Boy, when Jesus comes back, he’s going to give you such a smack!
August 12, 2008 at 2:45 pm
SFAW – So you accept the claim that Reagan is dead. Not me. I never saw him with a wooden stake through his heart.
August 12, 2008 at 9:39 pm
You think I enjoy Chardonnay? Zut alors! Such swill! No, when I meet with my gay Muslim communist atheist friends, we drink only the finest Château Lafite Rothschild and nibble arugula with our pinkies extended, while mocking the common schmoes who eat “ham-burgers” and drink canned malt beverages. The swine.
August 13, 2008 at 7:17 am
Actually, I think the only people spared the tumult of the ‘Eschaton’ are the 144,000 *virgin* males — 12K from each of the tribes of the Hebrews. Everybody else has to suffer. Inasmuch as they rely on the Apocalypse of St John, thass whut it says therein anyways.
So a lot of them are going to be in a baaad way. And that means all them wymmins too.
August 13, 2008 at 7:20 am
Major, when I meet my Islamofascist buds we durst not drink any filthy *Kaffir* al-kuh-ool. We drink mango juices and smoke the hash-heesh. Must be a different cell.

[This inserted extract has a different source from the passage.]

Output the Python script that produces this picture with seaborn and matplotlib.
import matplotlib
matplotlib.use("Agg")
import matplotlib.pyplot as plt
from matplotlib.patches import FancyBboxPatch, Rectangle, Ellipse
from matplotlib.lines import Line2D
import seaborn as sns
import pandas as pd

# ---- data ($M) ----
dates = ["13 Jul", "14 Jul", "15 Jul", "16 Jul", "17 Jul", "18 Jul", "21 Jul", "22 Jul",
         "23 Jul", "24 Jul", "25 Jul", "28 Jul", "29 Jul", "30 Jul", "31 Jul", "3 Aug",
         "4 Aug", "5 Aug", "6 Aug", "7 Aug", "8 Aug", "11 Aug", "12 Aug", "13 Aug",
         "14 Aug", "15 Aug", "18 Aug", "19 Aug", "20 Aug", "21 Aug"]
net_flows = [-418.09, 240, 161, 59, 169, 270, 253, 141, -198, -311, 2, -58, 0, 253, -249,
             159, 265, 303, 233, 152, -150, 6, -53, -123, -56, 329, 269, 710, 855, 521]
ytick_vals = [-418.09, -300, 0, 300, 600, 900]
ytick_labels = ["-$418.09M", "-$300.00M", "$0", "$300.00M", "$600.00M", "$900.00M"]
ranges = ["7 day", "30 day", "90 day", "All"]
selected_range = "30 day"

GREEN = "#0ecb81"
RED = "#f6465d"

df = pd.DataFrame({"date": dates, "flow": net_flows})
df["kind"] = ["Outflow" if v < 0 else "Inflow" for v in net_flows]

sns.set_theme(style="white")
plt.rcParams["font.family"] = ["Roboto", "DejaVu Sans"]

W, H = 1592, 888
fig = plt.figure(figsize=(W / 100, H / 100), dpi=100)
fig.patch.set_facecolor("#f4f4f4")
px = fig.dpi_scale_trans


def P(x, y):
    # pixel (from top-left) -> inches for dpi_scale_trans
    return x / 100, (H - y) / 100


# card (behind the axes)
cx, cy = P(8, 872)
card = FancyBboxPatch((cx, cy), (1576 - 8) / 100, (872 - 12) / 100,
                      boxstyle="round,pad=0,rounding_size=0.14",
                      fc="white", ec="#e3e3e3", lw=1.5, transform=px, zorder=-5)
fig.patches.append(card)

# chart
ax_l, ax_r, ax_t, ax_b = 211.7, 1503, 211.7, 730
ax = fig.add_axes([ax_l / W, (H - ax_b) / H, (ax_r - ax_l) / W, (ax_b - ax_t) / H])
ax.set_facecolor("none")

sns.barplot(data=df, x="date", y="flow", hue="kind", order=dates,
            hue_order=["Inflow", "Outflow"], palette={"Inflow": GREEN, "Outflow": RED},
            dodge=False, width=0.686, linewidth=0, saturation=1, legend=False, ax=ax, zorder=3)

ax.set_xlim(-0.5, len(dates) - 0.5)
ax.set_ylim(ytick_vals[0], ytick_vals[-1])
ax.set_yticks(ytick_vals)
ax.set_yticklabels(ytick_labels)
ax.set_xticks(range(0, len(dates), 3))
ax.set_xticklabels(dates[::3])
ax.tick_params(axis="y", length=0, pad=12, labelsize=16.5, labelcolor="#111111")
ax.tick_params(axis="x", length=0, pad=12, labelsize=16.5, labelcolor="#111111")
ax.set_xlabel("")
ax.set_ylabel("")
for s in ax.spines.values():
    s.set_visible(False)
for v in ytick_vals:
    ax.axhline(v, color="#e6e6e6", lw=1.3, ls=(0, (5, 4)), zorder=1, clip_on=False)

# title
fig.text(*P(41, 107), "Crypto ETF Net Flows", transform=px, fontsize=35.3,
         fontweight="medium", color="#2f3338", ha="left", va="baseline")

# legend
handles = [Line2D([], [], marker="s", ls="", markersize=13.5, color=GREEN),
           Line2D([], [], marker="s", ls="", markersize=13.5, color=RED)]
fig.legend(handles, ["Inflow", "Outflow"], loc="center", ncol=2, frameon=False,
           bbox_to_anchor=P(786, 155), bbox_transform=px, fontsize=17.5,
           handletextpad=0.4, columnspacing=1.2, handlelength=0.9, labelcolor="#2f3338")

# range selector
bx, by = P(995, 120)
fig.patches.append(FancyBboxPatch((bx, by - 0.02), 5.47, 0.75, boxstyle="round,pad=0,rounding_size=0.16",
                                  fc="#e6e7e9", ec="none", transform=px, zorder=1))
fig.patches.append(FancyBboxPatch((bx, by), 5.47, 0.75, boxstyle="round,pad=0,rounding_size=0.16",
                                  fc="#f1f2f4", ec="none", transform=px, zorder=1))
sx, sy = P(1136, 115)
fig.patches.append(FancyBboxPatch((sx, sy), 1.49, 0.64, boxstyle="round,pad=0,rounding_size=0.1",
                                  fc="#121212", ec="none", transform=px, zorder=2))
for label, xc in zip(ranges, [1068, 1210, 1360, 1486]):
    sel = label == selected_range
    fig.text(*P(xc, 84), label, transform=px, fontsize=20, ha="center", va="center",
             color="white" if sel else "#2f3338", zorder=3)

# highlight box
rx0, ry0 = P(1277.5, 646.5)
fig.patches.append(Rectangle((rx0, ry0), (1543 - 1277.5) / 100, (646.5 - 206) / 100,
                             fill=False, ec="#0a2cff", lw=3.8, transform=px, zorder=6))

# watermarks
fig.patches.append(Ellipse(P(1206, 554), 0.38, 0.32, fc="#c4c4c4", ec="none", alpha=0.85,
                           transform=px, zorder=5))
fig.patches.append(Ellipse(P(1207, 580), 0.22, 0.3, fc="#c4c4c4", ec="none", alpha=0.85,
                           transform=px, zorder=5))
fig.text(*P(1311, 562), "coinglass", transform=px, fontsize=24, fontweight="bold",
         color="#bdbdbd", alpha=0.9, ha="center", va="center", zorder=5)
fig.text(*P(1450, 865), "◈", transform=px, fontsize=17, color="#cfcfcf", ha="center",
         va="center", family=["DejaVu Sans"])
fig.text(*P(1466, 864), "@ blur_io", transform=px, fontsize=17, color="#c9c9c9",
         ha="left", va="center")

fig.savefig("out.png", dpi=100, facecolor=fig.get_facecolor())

August 15, 2008 at 5:28 pm
Fortunately for the fundamentalist churches, the vast majority of their adherants have never read the Bible themselves to see that their church’s manic obsession with this “Rapture” isn’t even in the book
Not the rapture, no, but the Revelations to St. John has some seriously weird shit in it. As Kleber notes, it probably was intended to be interpreted just the way it generally is, as tripped-out allegory on contemporary politics. Read it yourself — seems like today’s fundies have got the spirit of the thing about right, if not all the details.
(The Gospels are another story — that they don’t have right at all.)